*What the task requires*
The records that follow are to be transcribed in full, without their images.

——

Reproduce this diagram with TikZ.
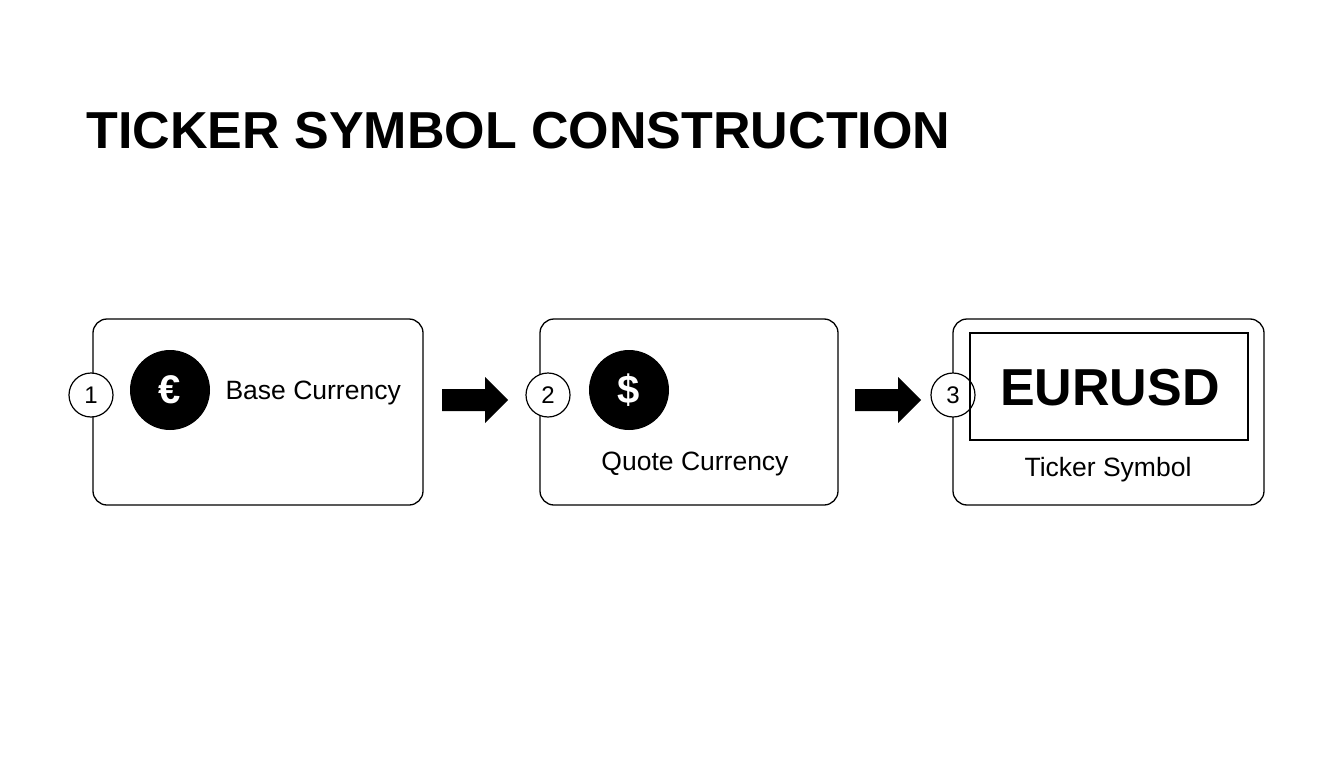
\documentclass[tikz,border=0pt]{standalone}
\usepackage{fontspec}
\setmainfont{Liberation Sans}
\begin{document}
\begin{tikzpicture}[x=1pt,y=-1pt,
  card/.style={draw,line width=1.3pt,rounded corners=14pt},
  num/.style={circle,draw,line width=1.2pt,fill=white,minimum size=44pt,inner sep=0pt,font=\fontsize{24}{26}\selectfont},
  coin/.style={circle,fill=black,minimum size=80pt,inner sep=0pt,text=white,font=\bfseries\fontsize{40}{44}\selectfont},
  lbl/.style={font=\fontsize{26.5}{30}\selectfont},
  blk/.style={fill=black}]
\useasboundingbox (0,0) rectangle (1344,768);
\node[anchor=base west,font=\bfseries\fontsize{52}{58}\selectfont] (title) at (83,148) {TICKER SYMBOL CONSTRUCTION};
\draw[card] (93,319) rectangle (423,505);
\draw[card] (540,319) rectangle (838,505);
\draw[card] (953,319) rectangle (1264,505);
\node[num] (n1) at (91,395) {1};
\node[num] (n2) at (548,395) {2};
\node[num] (n3) at (953,395) {3};
\node[coin] (eur) at (170,390) {€};
\node[coin] (usd) at (629,390) {\$};
\node[lbl,anchor=west] (base) at (222,393) {Base Currency};
\node[lbl] (quote) at (695,464) {Quote Currency};
\draw[line width=1.3pt] (970,333) rectangle (1248,440);
\node[font=\bfseries\fontsize{52}{56}\selectfont] (sym) at (1110,388) {EURUSD};
\node[lbl] (tick) at (1108,470) {Ticker Symbol};
\coordinate (a1) at (442,400);
\coordinate (a2) at (855,400);
\foreach \c in {a1,a2}
  \fill[blk] ([yshift=11pt]\c) -- ++(43,0) -- ++(0,-12) -- ++(23,23) -- ++(-23,23) -- ++(0,-12) -- ++(-43,0) -- cycle;
\end{tikzpicture}
\end{document}
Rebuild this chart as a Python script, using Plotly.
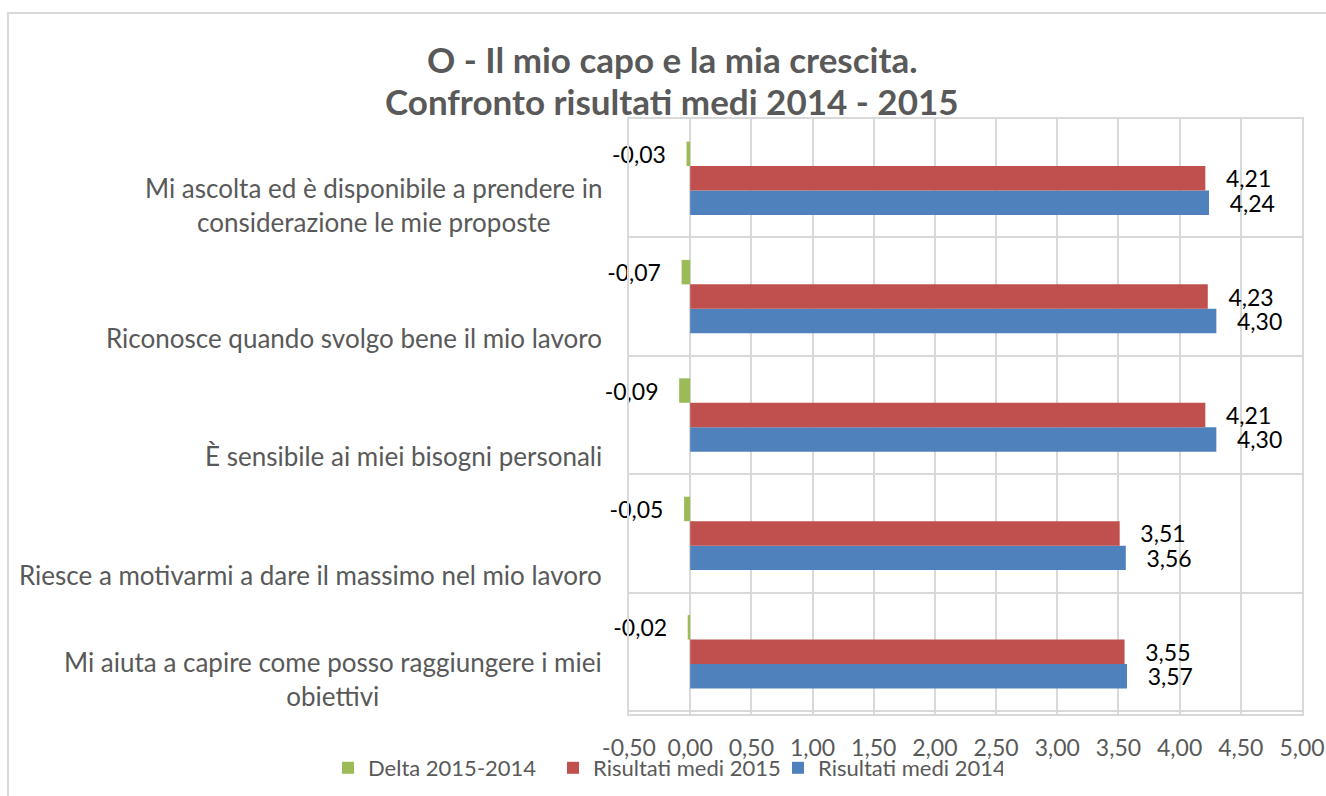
import plotly.graph_objects as go

# Survey items, listed top to bottom as they appear on the chart
categories = [
    "Mi ascolta ed è disponibile a prendere in<br>considerazione le mie proposte",
    "Riconosce quando svolgo bene il mio lavoro",
    "È sensibile ai miei bisogni personali",
    "Riesce a motivarmi a dare il massimo nel mio lavoro",
    "Mi aiuta a capire come posso raggiungere i miei<br>obiettivi",
]
risultati_2014 = [4.24, 4.30, 4.30, 3.56, 3.57]
risultati_2015 = [4.21, 4.23, 4.21, 3.51, 3.55]
delta_2015_2014 = [-0.03, -0.07, -0.09, -0.05, -0.02]

x_ticks = [-0.5, 0, 0.5, 1, 1.5, 2, 2.5, 3, 3.5, 4, 4.5, 5]
x_tick_labels = ["-0,50", "0,00", "0,50", "1,00", "1,50", "2,00",
                 "2,50", "3,00", "3,50", "4,00", "4,50", "5,00"]

W, H = 1326, 796
ML, MR, MT, MB = 629, 24, 119, 82
PW, PH = W - ML - MR, H - MT - MB


def px_x(x):
    return (x - ML) / PW


def px_y(y):
    return (H - MB - y) / PH


FONT = "Lato, Calibri, Open Sans, sans-serif"
GREY = "#595959"
GRID = "#d9d9d9"
NB = "\u00a0"

fig = go.Figure()

series = [
    ("Risultati medi 2014", risultati_2014, "#4F81BD", NB * 3 + "%{x:.2f}"),
    ("Risultati medi 2015", risultati_2015, "#C0504D", NB * 3 + "%{x:.2f}"),
    ("Delta 2015-2014", delta_2015_2014, "#9BBB59", "%{x:.2f}" + NB * 3),
]
for name, vals, color, tmpl in series:
    fig.add_trace(go.Bar(
        name=name,
        y=categories,
        x=vals,
        orientation="h",
        marker=dict(color=color, line=dict(width=0)),
        texttemplate=tmpl,
        textposition="outside",
        textfont=dict(family=FONT, size=23, color="#000000"),
        constraintext="none",
        cliponaxis=False,
        hoverinfo="x+name",
    ))

# Category labels sit near the lower edge of each category band;
# wrapped labels are centred line against line
annotations = []
n = len(categories)
for i, cat in enumerate(categories):
    idx = n - 1 - i
    wrapped = "<br>" in cat
    annotations.append(dict(
        text=cat,
        xref="paper", x=0, xanchor="right", xshift=-25,
        yref="y", y=idx - 0.5, yanchor="middle",
        yshift=32 if wrapped else 18,
        showarrow=False, align="center",
        font=dict(family=FONT, size=26, color=GREY),
    ))

# Two-line chart title
for txt, ypx in [("O - Il mio capo e la mia crescita.", 59),
                 ("Confronto risultati medi 2014 - 2015", 101)]:
    annotations.append(dict(
        text="<b>" + txt + "</b>",
        xref="paper", x=px_x(672), xanchor="center",
        yref="paper", y=px_y(ypx), yanchor="middle",
        showarrow=False,
        font=dict(family=FONT, size=35, color=GREY),
    ))

fig.update_layout(
    width=W, height=H,
    margin=dict(l=ML, r=MR, t=MT, b=MB, pad=0, autoexpand=False),
    paper_bgcolor="white", plot_bgcolor="white",
    separators=",.",
    barmode="group", bargap=0.38, bargroupgap=0,
    showlegend=True,
    legend=dict(
        orientation="h", traceorder="reversed",
        x=px_x(328), xanchor="left",
        y=px_y(768), yanchor="middle",
        font=dict(family=FONT, size=22, color=GREY),
        itemwidth=30, entrywidth=180, entrywidthmode="pixels",
        bgcolor="rgba(0,0,0,0)",
    ),
    xaxis=dict(
        range=[-0.5, 5], tickvals=x_ticks, ticktext=x_tick_labels,
        showgrid=True, gridcolor=GRID, gridwidth=1.5,
        zeroline=False, automargin=False,
        showline=True, linecolor=GRID, linewidth=1.5, mirror=True,
        ticks="", ticklabelstandoff=13,
        tickfont=dict(family=FONT, size=23, color=GREY),
        fixedrange=True,
    ),
    yaxis=dict(
        type="category", categoryorder="array", categoryarray=categories[::-1],
        tickson="boundaries", showticklabels=False, ticks="",
        showgrid=True, gridcolor=GRID, gridwidth=1.5, automargin=False,
        showline=True, linecolor=GRID, linewidth=1.5, mirror=True,
        fixedrange=True,
    ),
    annotations=annotations,
    shapes=[dict(
        type="rect", xref="paper", yref="paper",
        x0=px_x(8), x1=px_x(1345), y0=px_y(13), y1=px_y(815),
        line=dict(color=GRID, width=2), fillcolor="rgba(0,0,0,0)",
        layer="below",
    )],
)

fig.write_html("out.html")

——

*Solution for this problem*
Reproduce this diagram with TikZ.
\documentclass[tikz,border=0pt]{standalone}
\usepackage{fontspec}
\setmainfont{Liberation Sans}
\begin{document}
\begin{tikzpicture}[x=1pt,y=-1pt,
  card/.style={draw,line width=1.3pt,rounded corners=14pt},
  num/.style={circle,draw,line width=1.2pt,fill=white,minimum size=44pt,inner sep=0pt,font=\fontsize{24}{26}\selectfont},
  coin/.style={circle,fill=black,minimum size=80pt,inner sep=0pt,text=white,font=\bfseries\fontsize{40}{44}\selectfont},
  lbl/.style={font=\fontsize{26.5}{30}\selectfont},
  blk/.style={fill=black}]
\useasboundingbox (0,0) rectangle (1344,768);
\node[anchor=base west,font=\bfseries\fontsize{52}{58}\selectfont] (title) at (83,148) {TICKER SYMBOL CONSTRUCTION};
\draw[card] (93,319) rectangle (423,505);
\draw[card] (540,319) rectangle (838,505);
\draw[card] (953,319) rectangle (1264,505);
\node[num] (n1) at (91,395) {1};
\node[num] (n2) at (548,395) {2};
\node[num] (n3) at (953,395) {3};
\node[coin] (eur) at (170,390) {€};
\node[coin] (usd) at (629,390) {\$};
\node[lbl,anchor=west] (base) at (222,393) {Base Currency};
\node[lbl] (quote) at (695,464) {Quote Currency};
\draw[line width=1.3pt] (970,333) rectangle (1248,440);
\node[font=\bfseries\fontsize{52}{56}\selectfont] (sym) at (1110,388) {EURUSD};
\node[lbl] (tick) at (1108,470) {Ticker Symbol};
\coordinate (a1) at (442,400);
\coordinate (a2) at (855,400);
\foreach \c in {a1,a2}
  \fill[blk] ([yshift=11pt]\c) -- ++(43,0) -- ++(0,-12) -- ++(23,23) -- ++(-23,23) -- ++(0,-12) -- ++(-43,0) -- cycle;
\end{tikzpicture}
\end{document}
Rebuild this chart as a Python script, using Plotly.
import plotly.graph_objects as go

# Survey items, listed top to bottom as they appear on the chart
categories = [
    "Mi ascolta ed è disponibile a prendere in<br>considerazione le mie proposte",
    "Riconosce quando svolgo bene il mio lavoro",
    "È sensibile ai miei bisogni personali",
    "Riesce a motivarmi a dare il massimo nel mio lavoro",
    "Mi aiuta a capire come posso raggiungere i miei<br>obiettivi",
]
risultati_2014 = [4.24, 4.30, 4.30, 3.56, 3.57]
risultati_2015 = [4.21, 4.23, 4.21, 3.51, 3.55]
delta_2015_2014 = [-0.03, -0.07, -0.09, -0.05, -0.02]

x_ticks = [-0.5, 0, 0.5, 1, 1.5, 2, 2.5, 3, 3.5, 4, 4.5, 5]
x_tick_labels = ["-0,50", "0,00", "0,50", "1,00", "1,50", "2,00",
                 "2,50", "3,00", "3,50", "4,00", "4,50", "5,00"]

W, H = 1326, 796
ML, MR, MT, MB = 629, 24, 119, 82
PW, PH = W - ML - MR, H - MT - MB


def px_x(x):
    return (x - ML) / PW


def px_y(y):
    return (H - MB - y) / PH


FONT = "Lato, Calibri, Open Sans, sans-serif"
GREY = "#595959"
GRID = "#d9d9d9"
NB = "\u00a0"

fig = go.Figure()

series = [
    ("Risultati medi 2014", risultati_2014, "#4F81BD", NB * 3 + "%{x:.2f}"),
    ("Risultati medi 2015", risultati_2015, "#C0504D", NB * 3 + "%{x:.2f}"),
    ("Delta 2015-2014", delta_2015_2014, "#9BBB59", "%{x:.2f}" + NB * 3),
]
for name, vals, color, tmpl in series:
    fig.add_trace(go.Bar(
        name=name,
        y=categories,
        x=vals,
        orientation="h",
        marker=dict(color=color, line=dict(width=0)),
        texttemplate=tmpl,
        textposition="outside",
        textfont=dict(family=FONT, size=23, color="#000000"),
        constraintext="none",
        cliponaxis=False,
        hoverinfo="x+name",
    ))

# Category labels sit near the lower edge of each category band;
# wrapped labels are centred line against line
annotations = []
n = len(categories)
for i, cat in enumerate(categories):
    idx = n - 1 - i
    wrapped = "<br>" in cat
    annotations.append(dict(
        text=cat,
        xref="paper", x=0, xanchor="right", xshift=-25,
        yref="y", y=idx - 0.5, yanchor="middle",
        yshift=32 if wrapped else 18,
        showarrow=False, align="center",
        font=dict(family=FONT, size=26, color=GREY),
    ))

# Two-line chart title
for txt, ypx in [("O - Il mio capo e la mia crescita.", 59),
                 ("Confronto risultati medi 2014 - 2015", 101)]:
    annotations.append(dict(
        text="<b>" + txt + "</b>",
        xref="paper", x=px_x(672), xanchor="center",
        yref="paper", y=px_y(ypx), yanchor="middle",
        showarrow=False,
        font=dict(family=FONT, size=35, color=GREY),
    ))

fig.update_layout(
    width=W, height=H,
    margin=dict(l=ML, r=MR, t=MT, b=MB, pad=0, autoexpand=False),
    paper_bgcolor="white", plot_bgcolor="white",
    separators=",.",
    barmode="group", bargap=0.38, bargroupgap=0,
    showlegend=True,
    legend=dict(
        orientation="h", traceorder="reversed",
        x=px_x(328), xanchor="left",
        y=px_y(768), yanchor="middle",
        font=dict(family=FONT, size=22, color=GREY),
        itemwidth=30, entrywidth=180, entrywidthmode="pixels",
        bgcolor="rgba(0,0,0,0)",
    ),
    xaxis=dict(
        range=[-0.5, 5], tickvals=x_ticks, ticktext=x_tick_labels,
        showgrid=True, gridcolor=GRID, gridwidth=1.5,
        zeroline=False, automargin=False,
        showline=True, linecolor=GRID, linewidth=1.5, mirror=True,
        ticks="", ticklabelstandoff=13,
        tickfont=dict(family=FONT, size=23, color=GREY),
        fixedrange=True,
    ),
    yaxis=dict(
        type="category", categoryorder="array", categoryarray=categories[::-1],
        tickson="boundaries", showticklabels=False, ticks="",
        showgrid=True, gridcolor=GRID, gridwidth=1.5, automargin=False,
        showline=True, linecolor=GRID, linewidth=1.5, mirror=True,
        fixedrange=True,
    ),
    annotations=annotations,
    shapes=[dict(
        type="rect", xref="paper", yref="paper",
        x0=px_x(8), x1=px_x(1345), y0=px_y(13), y1=px_y(815),
        line=dict(color=GRID, width=2), fillcolor="rgba(0,0,0,0)",
        layer="below",
    )],
)

fig.write_html("out.html")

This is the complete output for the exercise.